Problem to solve =
Beginning with the first line, set down every line through the one containing "0.0025, 0.002, 0.001, 0];", exactly as it appears, but not the pictures.

Data excerpt =
__________________________________________________
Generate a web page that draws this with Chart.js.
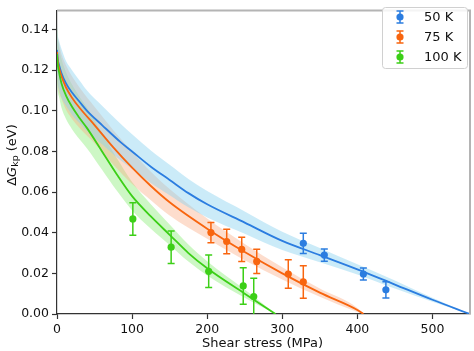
<!DOCTYPE html>
<html>
<head>
<meta charset="utf-8">
<script src="https://cdn.jsdelivr.net/npm/chart.js@4/dist/chart.umd.min.js"></script>
<style>
  body { margin: 0; background: #fff; }
  #chart { display: block; }
</style>
</head>
<body>
<canvas id="chart" width="474" height="351"></canvas>
<script>
// temperatures and colours
const temps = ['50 K', '75 K', '100 K'];
const colors = ['#2b7de0', '#f8650f', '#3ccf17'];
const bandColors = ['rgba(140,210,240,0.45)', 'rgba(250,170,130,0.4)', 'rgba(130,235,110,0.4)'];

// measured points (MPa, eV, +/- eV)
const stress50 = [328, 356, 408, 438];
const dG50 = [0.0348, 0.0290, 0.0197, 0.0119];
const err50 = [0.005, 0.003, 0.003, 0.004];

const stress75 = [205, 226, 246, 266, 308, 328];
const dG75 = [0.0401, 0.0357, 0.0318, 0.0259, 0.0197, 0.0158];
const err75 = [0.005, 0.006, 0.006, 0.006, 0.007, 0.008];

const stress100 = [101, 152, 202, 248, 262];
const dG100 = [0.0468, 0.0329, 0.0210, 0.0138, 0.0086];
const err100 = [0.008, 0.008, 0.008, 0.009, 0.009];

// fitted curves and band half widths
const fitX50 = [0, 1, 3, 6, 12, 20, 30, 40, 60, 85, 100, 125, 150, 175, 200, 250, 300, 350, 400, 450, 500, 550];
const fit50 = [0.130, 0.1255, 0.1222, 0.1185, 0.1135, 0.109, 0.1045, 0.100, 0.093, 0.0845, 0.080, 0.0725, 0.066, 0.0595, 0.054, 0.045, 0.036, 0.029, 0.022, 0.0145, 0.007, 0];
const band50 = [0.012, 0.012, 0.012, 0.012, 0.011, 0.011, 0.0105, 0.010, 0.0095, 0.009, 0.0085, 0.008, 0.0075, 0.007, 0.0065, 0.0055, 0.0045, 0.0035, 0.0025, 0.002, 0.001, 0];

const fitX75 = [0, 1, 3, 6, 12, 20, 30, 50, 75, 100, 125, 150, 200, 250, 300, 350, 400, 408];
const fit75 = [0.129, 0.1245, 0.1208, 0.117, 0.1115, 0.1065, 0.1015, 0.093, 0.082, 0.072, 0.063, 0.055, 0.042, 0.0305, 0.020, 0.0105, 0.002, 0];
const band75 = [0.012, 0.012, 0.012, 0.011, 0.011, 0.0105, 0.010, 0.009, 0.0085, 0.008, 0.007, 0.0065, 0.005, 0.004, 0.003, 0.002, 0.001, 0];

const fitX100 = [0, 1, 3, 6, 12, 20, 30, 40, 60, 80, 100, 125, 150, 175, 200, 250, 291];
const fit100 = [0.128, 0.1228, 0.1185, 0.1135, 0.1075, 0.102, 0.0965, 0.0915, 0.080, 0.0685, 0.058, 0.048, 0.039, 0.030, 0.0225, 0.010, 0];
const band100 = [0.013, 0.013, 0.012, 0.012, 0.0115, 0.011, 0.0105, 0.010, 0.009, 0.008, 0.007, 0.006, 0.005, 0.0042, 0.0035, 0.002, 0];

const xTicks = [0, 100, 200, 300, 400, 500];
const yTicks = [0, 0.02, 0.04, 0.06, 0.08, 0.10, 0.12, 0.14];

const points = [[stress50, dG50, err50], [stress75, dG75, err75], [stress100, dG100, err100]];
const fits = [[fitX50, fit50, band50], [fitX75, fit75, band75], [fitX100, fit100, band100]];

const FONT = 'DejaVu Sans';

function toXY(xs, ys) {
  return xs.map((x, i) => ({ x: x, y: ys[i] }));
}

let datasets = [];
fits.forEach((f, i) => {
  const lower = f[1].map((v, j) => v - f[2][j]);
  const upper = f[1].map((v, j) => v + f[2][j]);
  datasets.push({
    data: toXY(f[0], lower), showLine: true, borderWidth: 0, pointRadius: 0,
    borderColor: 'rgba(0,0,0,0)', fill: false, cubicInterpolationMode: 'monotone', order: 10
  });
  datasets.push({
    data: toXY(f[0], upper), showLine: true, borderWidth: 0, pointRadius: 0,
    borderColor: 'rgba(0,0,0,0)', backgroundColor: bandColors[i], fill: '-1',
    cubicInterpolationMode: 'monotone', order: 9
  });
});
fits.forEach((f, i) => {
  datasets.push({
    data: toXY(f[0], f[1]), showLine: true, borderColor: colors[i], borderWidth: 1.8,
    pointRadius: 0, fill: false, cubicInterpolationMode: 'monotone', order: 5 - i
  });
});
points.forEach((p, i) => {
  datasets.push({
    label: temps[i], data: toXY(p[0], p[1]), errors: p[2], isPoints: true, colorIdx: i,
    pointRadius: 3.6, pointBackgroundColor: colors[i], pointBorderWidth: 0,
    showLine: false, order: 1
  });
});

// error bars drawn right before their points
const errorBars = {
  id: 'errorBars',
  beforeDatasetDraw(chart, args) {
    const ds = chart.data.datasets[args.index];
    if (!ds.isPoints) return;
    const ctx = chart.ctx, xs = chart.scales.x, ys = chart.scales.y;
    const a = chart.chartArea;
    ctx.save();
    ctx.beginPath();
    ctx.rect(a.left, a.top, a.right - a.left, a.bottom - a.top);
    ctx.clip();
    ctx.strokeStyle = colors[ds.colorIdx];
    ctx.lineWidth = 1.5;
    ds.data.forEach((pt, j) => {
      const px = xs.getPixelForValue(pt.x);
      const y1 = ys.getPixelForValue(pt.y + ds.errors[j]);
      const y2 = ys.getPixelForValue(pt.y - ds.errors[j]);
      ctx.beginPath();
      ctx.moveTo(px, y1); ctx.lineTo(px, y2);
      ctx.moveTo(px - 3.5, y1); ctx.lineTo(px + 3.5, y1);
      ctx.moveTo(px - 3.5, y2); ctx.lineTo(px + 3.5, y2);
      ctx.stroke();
    });
    ctx.restore();
  }
};

// frame, axis titles and legend
const decor = {
  id: 'decor',
  afterDraw(chart) {
    const ctx = chart.ctx, a = chart.chartArea;
    ctx.save();
    ctx.strokeStyle = '#b4b4b4';
    ctx.lineWidth = 2;
    ctx.beginPath();
    ctx.moveTo(a.left, a.top); ctx.lineTo(a.right, a.top); ctx.lineTo(a.right, a.bottom);
    ctx.stroke();

    ctx.fillStyle = '#111';
    ctx.font = '13px "' + FONT + '"';
    ctx.textAlign = 'center';
    ctx.textBaseline = 'middle';
    ctx.fillText('Shear stress (MPa)', (a.left + a.right) / 2 - 1, 344);

    // y title with subscript
    ctx.save();
    ctx.translate(13, 155);
    ctx.rotate(-Math.PI / 2);
    const parts = [
      ['\u0394', '13px "' + FONT + '"', 0],
      ['G', 'italic 13px "' + FONT + '"', 0],
      ['kp', '9.5px "' + FONT + '"', 3],
      [' (eV)', '13px "' + FONT + '"', 0]
    ];
    let total = 0;
    parts.forEach(p => { ctx.font = p[1]; total += ctx.measureText(p[0]).width; });
    let x = -total / 2;
    ctx.textAlign = 'left';
    parts.forEach(p => {
      ctx.font = p[1];
      ctx.fillText(p[0], x, p[2]);
      x += ctx.measureText(p[0]).width;
    });
    ctx.restore();

    // legend
    const lx = 382, ly = 7, lw = 85, lh = 61;
    ctx.fillStyle = 'rgba(255,255,255,0.85)';
    ctx.strokeStyle = '#d0d0d0';
    ctx.lineWidth = 1;
    ctx.beginPath();
    ctx.roundRect(lx + 0.5, ly + 0.5, lw, lh, 3);
    ctx.fill(); ctx.stroke();
    temps.forEach((t, i) => {
      const cy = 17 + i * 20;
      const mx = 400;
      ctx.strokeStyle = colors[i];
      ctx.lineWidth = 1.5;
      ctx.beginPath();
      ctx.moveTo(mx, cy - 6); ctx.lineTo(mx, cy + 6);
      ctx.moveTo(mx - 3.5, cy - 6); ctx.lineTo(mx + 3.5, cy - 6);
      ctx.moveTo(mx - 3.5, cy + 6); ctx.lineTo(mx + 3.5, cy + 6);
      ctx.stroke();
      ctx.fillStyle = colors[i];
      ctx.beginPath();
      ctx.arc(mx, cy, 3.6, 0, Math.PI * 2);
      ctx.fill();
      ctx.fillStyle = '#111';
      ctx.font = '13px "' + FONT + '"';
      ctx.textAlign = 'left';
      ctx.fillText(t, 424, cy + 1);
    });
    ctx.restore();
  }
};

new Chart(document.getElementById('chart'), {
  type: 'scatter',
  data: { datasets: datasets },
  options: {
    responsive: false,
    animation: false,
    devicePixelRatio: 1,
    layout: { padding: { top: 1, right: 2, left: 0, bottom: 0 } },
    plugins: { legend: { display: false }, tooltip: { enabled: false } },
    scales: {
      x: {
        type: 'linear', min: 0, max: 550,
        afterFit: s => { s.height = 37; },
        afterBuildTicks: s => { s.ticks = xTicks.map(v => ({ value: v })); },
        ticks: { color: '#111', font: { family: FONT, size: 12.5 }, padding: 3, maxRotation: 0,
                 callback: v => String(v) },
        grid: { drawOnChartArea: false, drawTicks: true, tickLength: 5, color: '#333', tickWidth: 1.2 },
        border: { display: true, color: '#333', width: 1.2 }
      },
      y: {
        type: 'linear', min: 0, max: 0.1494,
        afterFit: s => { s.width = 57; },
        afterBuildTicks: s => { s.ticks = yTicks.map(v => ({ value: v })); },
        ticks: { color: '#111', font: { family: FONT, size: 12.5 }, padding: 3,
                 callback: v => v.toFixed(2) },
        grid: { drawOnChartArea: false, drawTicks: true, tickLength: 5, color: '#333', tickWidth: 1.2 },
        border: { display: true, color: '#333', width: 1.2 }
      }
    }
  },
  plugins: [errorBars, decor]
});
</script>
</body>
</html>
__________________________________________________
Solution =
Generate a web page that draws this with Chart.js.
<!DOCTYPE html>
<html>
<head>
<meta charset="utf-8">
<script src="https://cdn.jsdelivr.net/npm/chart.js@4/dist/chart.umd.min.js"></script>
<style>
  body { margin: 0; background: #fff; }
  #chart { display: block; }
</style>
</head>
<body>
<canvas id="chart" width="474" height="351"></canvas>
<script>
// temperatures and colours
const temps = ['50 K', '75 K', '100 K'];
const colors = ['#2b7de0', '#f8650f', '#3ccf17'];
const bandColors = ['rgba(140,210,240,0.45)', 'rgba(250,170,130,0.4)', 'rgba(130,235,110,0.4)'];

// measured points (MPa, eV, +/- eV)
const stress50 = [328, 356, 408, 438];
const dG50 = [0.0348, 0.0290, 0.0197, 0.0119];
const err50 = [0.005, 0.003, 0.003, 0.004];

const stress75 = [205, 226, 246, 266, 308, 328];
const dG75 = [0.0401, 0.0357, 0.0318, 0.0259, 0.0197, 0.0158];
const err75 = [0.005, 0.006, 0.006, 0.006, 0.007, 0.008];

const stress100 = [101, 152, 202, 248, 262];
const dG100 = [0.0468, 0.0329, 0.0210, 0.0138, 0.0086];
const err100 = [0.008, 0.008, 0.008, 0.009, 0.009];

// fitted curves and band half widths
const fitX50 = [0, 1, 3, 6, 12, 20, 30, 40, 60, 85, 100, 125, 150, 175, 200, 250, 300, 350, 400, 450, 500, 550];
const fit50 = [0.130, 0.1255, 0.1222, 0.1185, 0.1135, 0.109, 0.1045, 0.100, 0.093, 0.0845, 0.080, 0.0725, 0.066, 0.0595, 0.054, 0.045, 0.036, 0.029, 0.022, 0.0145, 0.007, 0];
const band50 = [0.012, 0.012, 0.012, 0.012, 0.011, 0.011, 0.0105, 0.010, 0.0095, 0.009, 0.0085, 0.008, 0.0075, 0.007, 0.0065, 0.0055, 0.0045, 0.0035, 0.0025, 0.002, 0.001, 0];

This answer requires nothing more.